Commercial Reasonableness and the SBA's Discretion
The court further reasoned that the SBA's primary interest in its loaning activities was to assist small businesses rather than to protect individual guarantors like the Malletts. This perspective was pivotal in the court's analysis of the SBA's discretion under the guaranty agreement. The Malletts attempted to invoke a standard of commercial reasonableness concerning the SBA's management of the collateral, but the court pointed out that such a standard was inapplicable to the actions taken prior to default. The court cited precedents establishing that in actions involving guaranties, the SBA was not required to adhere to a commercial reasonableness standard unless it engaged in the sale of collateral after default. This interpretation distinguished the case from others where the SBA's conduct post-default was scrutinized under commercial reasonableness principles.

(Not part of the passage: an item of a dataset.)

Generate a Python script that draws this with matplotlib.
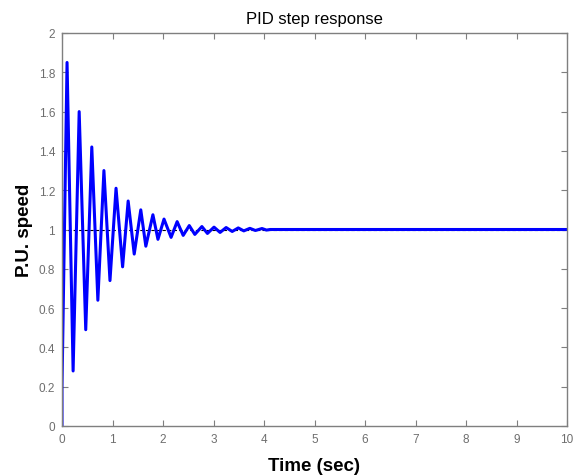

Implications of the Guaranty Language
The court affirmed that the language of the guaranty granted the SBA "uncontrolled discretion" in managing the loan and collateral. This discretion included the ability to modify terms, release collateral, and take actions without prior notice to the guarantors. By signing the guaranty, the Malletts effectively subordinated their interests to those of the SBA, which was tasked with supporting the borrower, Linderhoff Resorts, Inc. The court noted that the Malletts did not challenge the manner in which the foreclosure sale was conducted, which weakened their position. Furthermore, the court emphasized that the losses incurred were primarily due to the prior mortgages on the property rather than any mismanagement by the SBA. This reasoning reinforced the notion that the guarantors bore the risk associated with the loan agreement and the actions taken by the SBA under the terms of the guaranty.
Conclusion on Liability
Ultimately, the U.S. Court of Appeals for the First Circuit affirmed the lower court's decision, holding the Malletts liable for the outstanding loan amount due to the clear and explicit waiver of defenses in their guaranty agreement. The court's ruling underscored the importance of understanding the implications of signing a guaranty and the binding nature of its terms. The decision served as a reminder to future guarantors of the potential consequences of waiving rights and the necessity of fully comprehending legal documents before execution. The court reaffirmed the principle that contractual language, especially in standard forms like the SBA guaranty, would be upheld as written unless explicitly challenged on grounds of ambiguity. This case highlighted the judiciary's commitment to enforcing clear contractual agreements and the responsibilities of parties entering into such arrangements.